Provided data.
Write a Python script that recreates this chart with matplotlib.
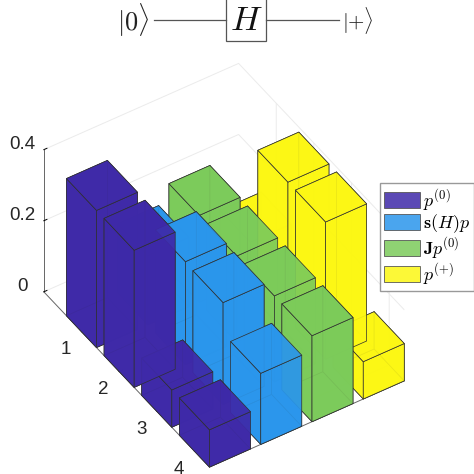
import matplotlib
matplotlib.use("Agg")
import matplotlib.pyplot as plt
from matplotlib.patches import Rectangle
from matplotlib.lines import Line2D
import numpy as np

plt.rcParams["font.family"] = ["Liberation Sans", "DejaVu Sans"]
plt.rcParams["mathtext.fontset"] = "cm"

# bar heights, one list per series, rows 1..4
p0 = [0.386, 0.386, 0.105, 0.105]
s_hp = [0.195, 0.29, 0.287, 0.2]
j_p0 = [0.244, 0.242, 0.242, 0.242]
p_plus = [0.105, 0.386, 0.386, 0.105]

series = [p0, s_hp, j_p0, p_plus]
colors = ["#3e29a8", "#2a96ec", "#7ccb5a", "#fcf714"]
labels = [r"$p^{(0)}$", r"$\mathbf{s}(H)p$", r"$\mathbf{J}p^{(0)}$", r"$p^{(+)}$"]
rows = [1, 2, 3, 4]
z_ticks = [0, 0.2, 0.4]
z_labels = ["0", "0.2", "0.4"]

BAR = 0.8
W = 474

fig = plt.figure(figsize=(4.74, 4.74), dpi=100)
ax = fig.add_axes([9.7 / W, -5.6 / W, 417.4 / W, 417.4 / W], projection="3d", proj_type="ortho")
ax.view_init(elev=43.2, azim=237.1)
ax.set_box_aspect((232, 305, 195))
ax.patch.set_alpha(0)

# all bars in one call so the depth sort works across series
xs, ys, tops, cols = [], [], [], []
for c, heights in enumerate(series):
    for r, h in zip(rows, heights):
        xs.append(c + 1 - BAR / 2)
        ys.append(r - BAR / 2)
        tops.append(h)
        cols.append(colors[c])

ax.bar3d(xs, ys, np.zeros(len(xs)), BAR, BAR, tops, color=cols, shade=False,
         edgecolor="#303030", linewidth=0.5, alpha=0.92)

ax.set_xlim(0.6, 4.4)
ax.set_ylim(4.4, 0)
ax.set_zlim(0, 0.4)
ax.set_xticks([])
ax.set_yticks(rows)
ax.set_yticklabels([str(r) for r in rows])
ax.set_zticks(z_ticks)
ax.set_zticklabels(z_labels)
ax.tick_params(axis="both", labelsize=13.5, labelcolor="#262626")
ax.tick_params(axis="z", pad=1.2)
ax.tick_params(axis="y", pad=4.5)
for t in ax.get_zticklabels() + ax.get_yticklabels():
    t.set_va("center")
for axis in (ax.xaxis, ax.yaxis, ax.zaxis):
    axis.set_pane_color((1, 1, 1, 0))
    axis.pane.set_edgecolor((1, 1, 1, 0))
    axis.line.set_color("#666666")
    axis.line.set_linewidth(0.7)
    axis._axinfo["grid"].update(color="#ebebeb", linewidth=0.7)
    axis._axinfo["tick"].update(inward_factor=0.0, outward_factor=0.2, color="#666666")
    axis._axinfo["tick"]["linewidth"] = {True: 0.7, False: 0.5}

# legend
handles = [Rectangle((0, 0), 1, 1, facecolor=c, edgecolor="#555555", linewidth=0.7, alpha=0.85) for c in colors]
fig.legend(handles, labels, loc="upper left", bbox_to_anchor=(380 / W, 1 - 183 / W),
           fontsize=13, fancybox=False, edgecolor="#999999", framealpha=1,
           handlelength=2.0, handleheight=1.0, handletextpad=0.2, labelspacing=0.0,
           borderpad=0.2, borderaxespad=0)

# circuit above the chart
tr = fig.transFigure
def py(y):
    return 1 - y / W
fig.add_artist(Line2D([154 / W, 226 / W], [py(20), py(20)], color="#555555", lw=0.9, transform=tr))
fig.add_artist(Line2D([266 / W, 339 / W], [py(20), py(20)], color="#555555", lw=0.9, transform=tr))
fig.add_artist(Rectangle((226 / W, py(41)), 40 / W, 45 / W, facecolor="white", edgecolor="#555555", lw=0.9, transform=tr))
fig.text(133 / W, py(20), r"$|0\rangle$", fontsize=19, ha="center", va="center", color="#222222")
fig.text(246 / W, py(20), r"$H$", fontsize=25, ha="center", va="center", color="#111111")
fig.text(358 / W, py(20), r"$|{+}\rangle$", fontsize=15, ha="center", va="center", color="#222222")

fig.savefig("out.png", dpi=100)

What you will do. Set down again, exactly, the lines of the material above from its first line to the one with "p_plus = [0.105, 0.386, 0.386, 0.105]", inclusive. Leave the pictures out.

Solution to the problem.
Write a Python script that recreates this chart with matplotlib.
import matplotlib
matplotlib.use("Agg")
import matplotlib.pyplot as plt
from matplotlib.patches import Rectangle
from matplotlib.lines import Line2D
import numpy as np

plt.rcParams["font.family"] = ["Liberation Sans", "DejaVu Sans"]
plt.rcParams["mathtext.fontset"] = "cm"

# bar heights, one list per series, rows 1..4
p0 = [0.386, 0.386, 0.105, 0.105]
s_hp = [0.195, 0.29, 0.287, 0.2]
j_p0 = [0.244, 0.242, 0.242, 0.242]
p_plus = [0.105, 0.386, 0.386, 0.105]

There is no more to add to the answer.